DANIEL HOWES

Howes: Drivers needed in quest for autonomous vehicle

Daniel Howes
The Detroit News

The road to self-driving cars depends on people.

It requires people to understand and learn the limitations of technology embedded in their new ride. It needs people who don’t mistake the “Autopilot” in their Tesla model for the system that flies Airbus airliners safely around the world.

It especially demands people who don’t risk getting themselves killed for trusting a machine to do something it’s not designed to do — like Joshua Brown, the 40-year-old former Navy Seal from my hometown of Canton, Ohio. He died in May when a 2015 Tesla S on “Autopilot” failed to detect a semi and slammed into its trailer while he was said to be watching a “Harry Potter” movie.

“Autosteer keeps the car in the current lane and engages Traffic-Aware Cruise Control to maintain the car’s speed,” according to Tesla Motors Inc. “Tesla requires drivers to remain engaged and aware when Autosteer is enabled. Drivers must keep their hands on the steering wheel.”

Note the word “must.” When drivers don’t, bad things can follow. People can get killed; accidents can happen, as Park West Gallery owner Albert Scaglione told police after his Tesla rolled over on the Pennsylvania Turnpike; and public confidence in a promising technology can be undermined.

This is not your father’s auto industry. The convergence of old manufacturing and new technology is forging a new, disruptive business. It will look very different from the model built, dismantled and then rebuilt again by three companies in Detroit and their operations in the industrial Midwest.

The new iteration promises to restructure the realities of driving and personal transportation. It likely will impact materially the investment theses for both the traditional auto industry and the Silicon Valley-based tech industry making a big play for position in the auto space.

It will extend the intrusiveness of the wireless tech industry into the brain of the vehicle. And that could further erode the privacy of both driver and passengers, effectively creating an electronic referee apportioning blame for accidents between the vehicle, the driver or both.

The net result is dramatic change. It could revise the principles connecting liability with the auto insurance business; could favor automakers in the quest for culpability in accidents because they will own the data created and stored in vehicles; could restrain the relative freedoms associated with driving for the past century.

But the transition is unlikely to be as smooth as the upgrade to a new iPhone. Not if the technology depends on human beings to understand its capability, to respect its limits and to use the software-driven hardware correctly, as it was designed.

The likes of Tesla’s Autosteer, a component of its Autopilot, and the fully autonomous Google car still in its testing phase are the most prominent examples of those all-new suites of technology. They will take time, miles and accumulated experience before meaningful numbers of drivers are comfortable and clamoring to own them.

What’s not new to the industry are the adoption phases associated with new technology, or the learning curve that tends to begin on high-priced metal (the Tesla S today, the Cadillacs, Lincolns and Packards of old) before it migrates across vehicle line-ups and becomes commonplace.

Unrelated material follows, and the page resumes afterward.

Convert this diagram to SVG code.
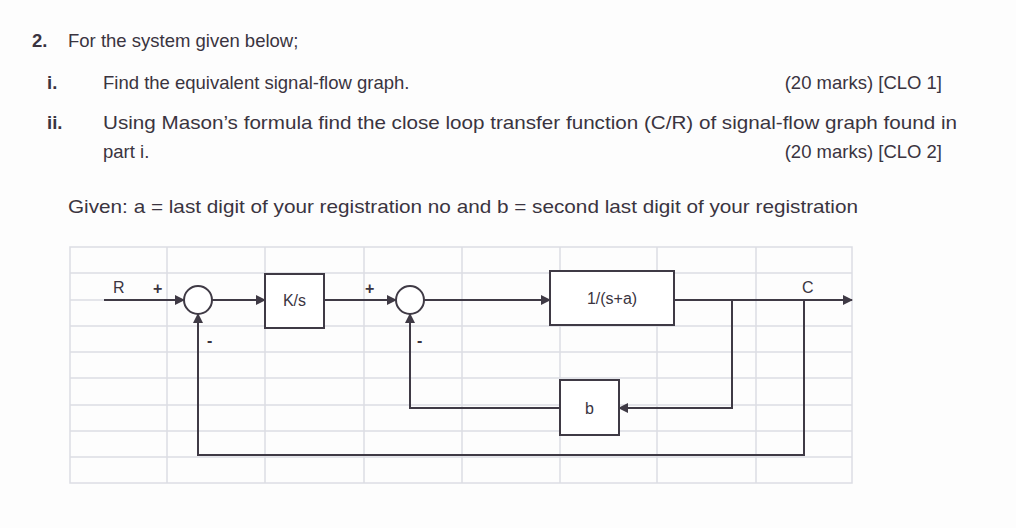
<svg xmlns="http://www.w3.org/2000/svg" width="1016" height="528" viewBox="0 0 1016 528">
<style>
.t{font-family:"Liberation Sans",Arial,sans-serif;font-size:18.5px;fill:#3a3440}
.b{font-weight:bold}
.d{font-family:"Liberation Sans",Arial,sans-serif;font-size:16px;fill:#3a3440}
.g{stroke:#dcdde4;stroke-width:1.5;fill:none}
.w{stroke:#3f3a45;stroke-width:2;fill:none}
.blk{stroke:#3f3a45;stroke-width:2;fill:#fff}
</style>
<defs><marker id="a" markerWidth="10" markerHeight="10" refX="9" refY="5" orient="auto" markerUnits="userSpaceOnUse"><path d="M0,0 L10,5 L0,10 z" fill="#3f3a45"/></marker></defs>
<rect width="1016" height="528" fill="#fdfdfd"/>
<g id="text">
<text class="t b" x="32" y="47">2.</text>
<text class="t" x="68" y="47">For the system given below;</text>
<text class="t b" x="47" y="89">i.</text>
<text class="t" x="103" y="89">Find the equivalent signal-flow graph.</text>
<text class="t" x="942" y="89" text-anchor="end">(20 marks) [CLO 1]</text>
<text class="t b" x="47" y="129">ii.</text>
<text class="t" x="103" y="129" textLength="854" lengthAdjust="spacingAndGlyphs">Using Mason’s formula find the close loop transfer function (C/R) of signal-flow graph found in</text>
<text class="t" x="103" y="158">part i.</text>
<text class="t" x="942" y="158" text-anchor="end">(20 marks) [CLO 2]</text>
<text class="t" x="68" y="213" textLength="790" lengthAdjust="spacingAndGlyphs">Given:  a = last digit of your registration no and b = second last digit of your registration</text>
</g>
<g id="grid">
<rect class="g" x="70" y="247" width="782" height="236"/>
<path class="g" d="M167,247V483M265,247V483M364,247V483M462,247V483M560,247V483M657,247V483M756,247V483M70,273H852M70,300H852M70,326H852M70,352H852M70,378H852M70,405H852M70,431H852M70,457H852"/>
</g>
<g id="connectors">
<path class="w" d="M104,300H184" marker-end="url(#a)"/>
<path class="w" d="M212,300H265" marker-end="url(#a)"/>
<path class="w" d="M324,300H396" marker-end="url(#a)"/>
<path class="w" d="M424,300H550" marker-end="url(#a)"/>
<path class="w" d="M674,300H852" marker-end="url(#a)"/>
<path class="w" d="M732,300V408H619" marker-end="url(#a)"/>
<path class="w" d="M560,408H410V314" marker-end="url(#a)"/>
<path class="w" d="M804,300V455H198V314" marker-end="url(#a)"/>
</g>
<g id="sum1"><circle class="blk" cx="198" cy="300" r="14"/></g>
<g id="sum2"><circle class="blk" cx="410" cy="300" r="14"/></g>
<g id="ks"><rect class="blk" x="265" y="274" width="59" height="54"/><text class="d" x="294.5" y="306" text-anchor="middle">K/s</text></g>
<g id="g2"><rect class="blk" x="550" y="271" width="124" height="54"/><text class="d" x="612" y="304" text-anchor="middle">1/(s+a)</text></g>
<g id="bb"><rect class="blk" x="560" y="380" width="59" height="55"/><text class="d" x="589.5" y="414" text-anchor="middle">b</text></g>
<g id="labels">
<text class="d" x="113" y="293">R</text>
<text class="d b" x="153" y="294">+</text>
<text class="d b" x="365" y="294">+</text>
<text class="d b" x="207" y="346">-</text>
<text class="d b" x="417" y="346">-</text>
<text class="d" x="802" y="293">C</text>
</g>
</svg>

Examples: Anti-lock braking systems forced two generations of drivers to unlearn the habit of pumping brakes in slippery conditions. Electronic transmission shifters are requiring drivers to forget the feel of mechanical gates as you shift from park to reverse and then to drive. Some don’t, witness the recent shifter flap on Jeep Grand Cherokees.

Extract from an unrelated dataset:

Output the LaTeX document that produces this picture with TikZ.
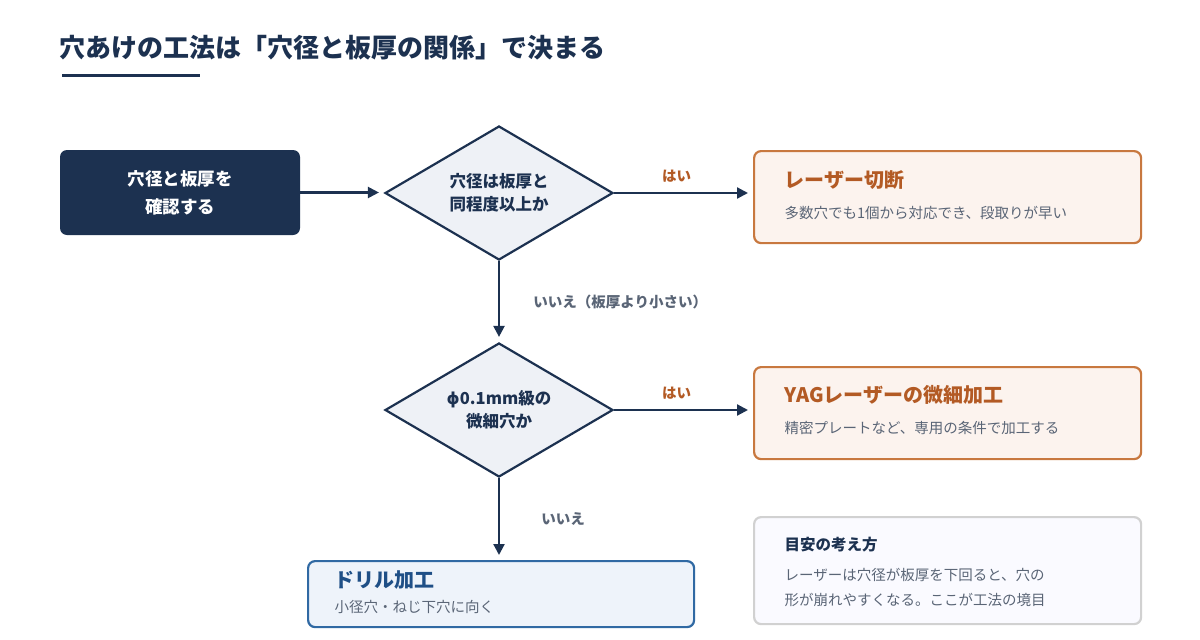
\documentclass[tikz,border=0pt]{standalone}
\usepackage{fontspec}
\setmainfont{Noto Sans CJK JP}
\newfontfamily\djv{DejaVu Sans}
\usetikzlibrary{shapes.geometric,arrows.meta}
\definecolor{navy}{HTML}{1C3150}
\definecolor{brn}{HTML}{B35A24}
\definecolor{brnline}{HTML}{C8783F}
\definecolor{brnfill}{HTML}{FCF3EE}
\definecolor{blu}{HTML}{1F4F86}
\definecolor{bluline}{HTML}{3069A3}
\definecolor{blufill}{HTML}{EEF3FA}
\definecolor{gry}{HTML}{5A6576}
\definecolor{dfill}{HTML}{EEF1F6}
\begin{document}
\begin{tikzpicture}[x=1pt,y=-1pt,
  box/.style={draw,line width=2.2pt,rounded corners=7pt,minimum height=92pt,minimum width=387pt,anchor=north west},
  dia/.style={diamond,draw=navy,fill=dfill,line width=2.2pt,minimum width=228pt,minimum height=134pt,inner sep=0pt,aspect=1.7,align=center,font=\bfseries\fontsize{16.5}{23}\selectfont,text=navy},
  arr/.style={-{Triangle[length=11pt,width=11pt]},navy,line width=2.2pt,shorten >=5pt},
  ttl/.style={anchor=west,font=\bfseries\fontsize{20}{22}\selectfont},
  sub/.style={anchor=west,text=gry,font=\fontsize{14.5}{16}\selectfont},
  lbl/.style={font=\bfseries\fontsize{14.5}{16}\selectfont}]
\useasboundingbox (0,0) rectangle (1200,640);
\fill[white] (0,0) rectangle (1200,640);
\node[anchor=west,text=navy,font=\bfseries\fontsize{26}{30}\selectfont] (title) at (56,48) {穴あけの工法は「穴径と板厚の関係」で決まる};
\fill[navy] (62,73.5) rectangle (200,76.5);
\node[fill=navy,rounded corners=7pt,minimum width=240pt,minimum height=85pt,text=white,align=center,font=\bfseries\fontsize{17.5}{28}\selectfont] (start) at (180,192.5) {穴径と板厚を\\確認する};
\node[dia] (d1) at (499,193) {穴径は板厚と\\同程度以上か};
\node[dia] (d2) at (499,410) {{\djv\bfseries ϕ}0.1mm級の\\微細穴か};
\node[box,draw=brnline,fill=brnfill] (laser) at (753,150) {};
\node[ttl,text=brn] at (781,180) {レーザー切断};
\node[sub] at (781,213) {多数穴でも1個から対応でき、段取りが早い};
\node[box,draw=brnline,fill=brnfill] (yag) at (753,366) {};
\node[ttl,text=brn] at (781,395) {YAGレーザーの微細加工};
\node[sub] at (781,428) {精密プレートなど、専用の条件で加工する};
\node[box,draw=bluline,fill=blufill,minimum width=386pt,minimum height=66pt] (drill) at (307,560) {};
\node[ttl,text=blu] at (331,580) {ドリル加工};
\node[sub] at (331,607) {小径穴・ねじ下穴に向く};
\node[box,draw=black!18,fill=black!3!blue!2,minimum height=107pt] (note) at (753,516) {};
\node[anchor=west,text=navy,font=\bfseries\fontsize{15.5}{18}\selectfont] at (781,545) {目安の考え方};
\node[sub] at (781,575) {レーザーは穴径が板厚を下回ると、穴の};
\node[sub] at (781,600) {形が崩れやすくなる。ここが工法の境目};
\draw[arr] (start.east) -- (start.east -| d1.west);
\draw[arr] (d1.east) -- (d1.east -| laser.west) node[pos=0.45,above=6pt,lbl,text=brn] {はい};
\draw[arr] (d1.south) -- (d2.north) node[midway,right=30pt,lbl,text=gry] {いいえ（板厚より小さい）};
\draw[arr] (d2.east) -- (d2.east -| yag.west) node[pos=0.45,above=6pt,lbl,text=brn] {はい};
\draw[arr] (d2.south) -- (d2.south|-drill.north) node[midway,right=38pt,lbl,text=gry] {いいえ};
\end{tikzpicture}
\end{document}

Bluetooth, satellites and wireless connectivity are turning the average family ride into an office (or family room) on wheels. The increasingly seamless stream of information and entertainment introduces a whole new set of driver distractions to the nation’s highways, endangering everyone in the vicinity.

And automakers have worked hard for generations to slake drivers’ hunger for more power and more speed — even if some of the more reckless have ended up wrapping their hot metal around a tree somewhere. Why? Because the Racer Boys failed to appreciate just what their new ride could do, and how quickly it could do it.

Paradigm-shifting technology is not new to the auto industry and its customers worldwide. What’s new is the effort to excise people from the process and replace them with machines — and they have limitations, too.